WHAT IS NEEDED: Find each line with the word "that" in it, then give the total alone.

INPUT DATA:

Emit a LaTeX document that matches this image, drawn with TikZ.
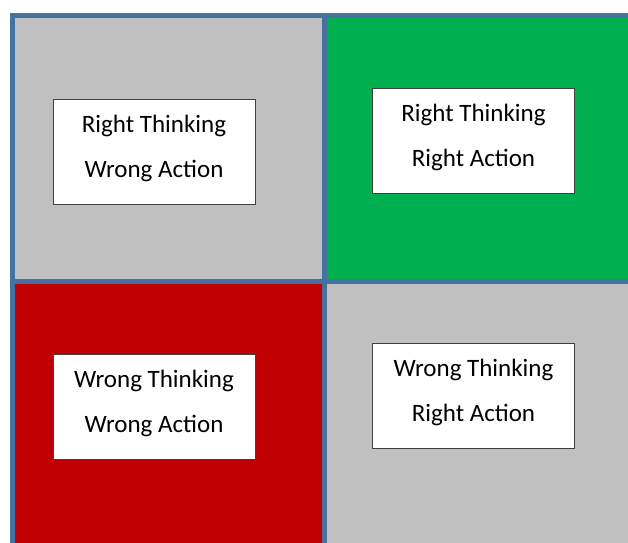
\documentclass[tikz,border=0pt]{standalone}
\usepackage{fontspec}
\setmainfont{Carlito}
\definecolor{gridblue}{HTML}{4672A2}
\definecolor{cellgray}{HTML}{C0C0C0}
\definecolor{cellgreen}{HTML}{00B050}
\definecolor{cellred}{HTML}{C00000}
\definecolor{boxline}{HTML}{404040}
\tikzset{
  cellfill/.style={inner sep=0pt, outer sep=0pt},
  gridline/.style={draw=gridblue, line width=5pt},
  labelbox/.style={draw=boxline, line width=1pt, fill=white, minimum width=202pt, minimum height=105pt, inner sep=0pt},
  labeltext/.style={anchor=base, inner sep=0pt, font=\fontsize{25pt}{30pt}\selectfont}
}
\begin{document}
\begin{tikzpicture}[x=1pt,y=-1pt]
\useasboundingbox (0,0) rectangle (628,542);
\clip (0,0) rectangle (628,542);
% cells
\fill[cellgray]  (12.5,15.5) rectangle (324.5,281.5);
\fill[cellgreen] (324.5,15.5) rectangle (660,281.5);
\fill[cellred]   (12.5,281.5) rectangle (324.5,570);
\fill[cellgray]  (324.5,281.5) rectangle (660,570);
% grid lines
\draw[gridline] (12.5,570) -- (12.5,15.5) -- (660,15.5);
\draw[gridline] (324.5,15.5) -- (324.5,570);
\draw[gridline] (12.5,281.5) -- (660,281.5);
\draw[gridline] (12.5,15.5) rectangle (324.5,281.5);
% label boxes
\node[labelbox] (b1) at (154,151.5) {};
\node[labelbox] (b2) at (473.5,140.5) {};
\node[labelbox] (b3) at (154,406.5) {};
\node[labelbox] (b4) at (473.5,395.5) {};
% texts
\node[labeltext] (t1a) at (154,132) {Right Thinking};
\node[labeltext] (t1b) at (154,177) {Wrong Action};
\node[labeltext] (t2a) at (473.5,121) {Right Thinking};
\node[labeltext] (t2b) at (473.5,166) {Right Action};
\node[labeltext] (t3a) at (154,387) {Wrong Thinking};
\node[labeltext] (t3b) at (154,432) {Wrong Action};
\node[labeltext] (t4a) at (473.5,376) {Wrong Thinking};
\node[labeltext] (t4b) at (473.5,421) {Right Action};
\end{tikzpicture}
\end{document}
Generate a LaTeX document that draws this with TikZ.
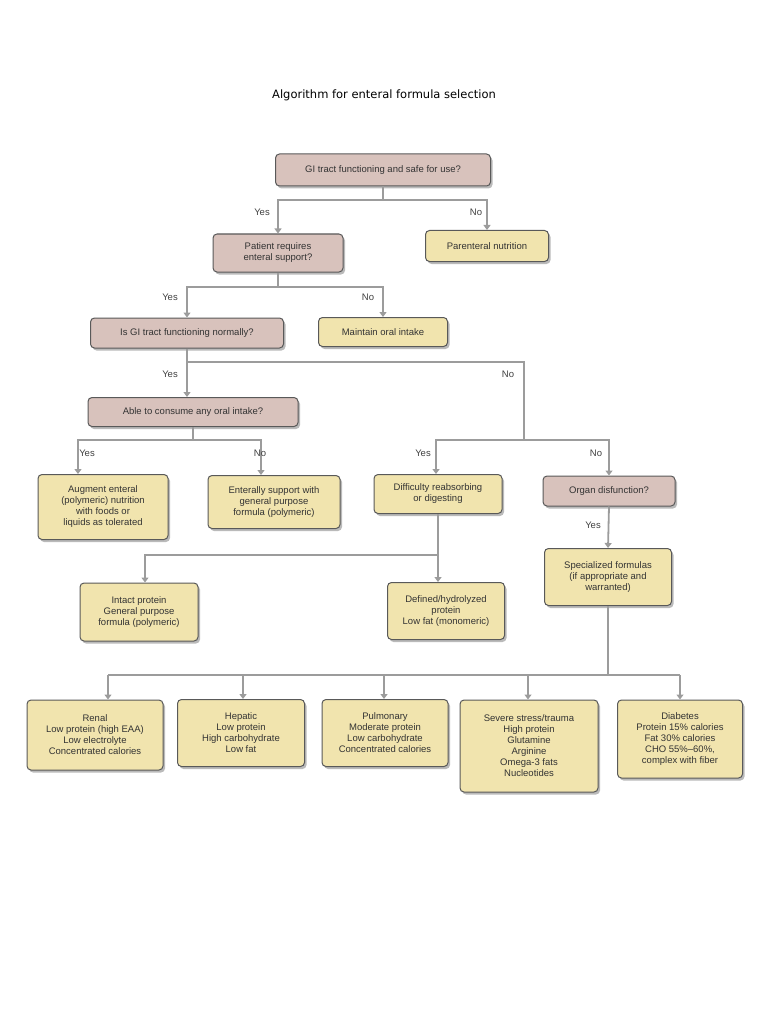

RESPONSE TO THIS TASK: 2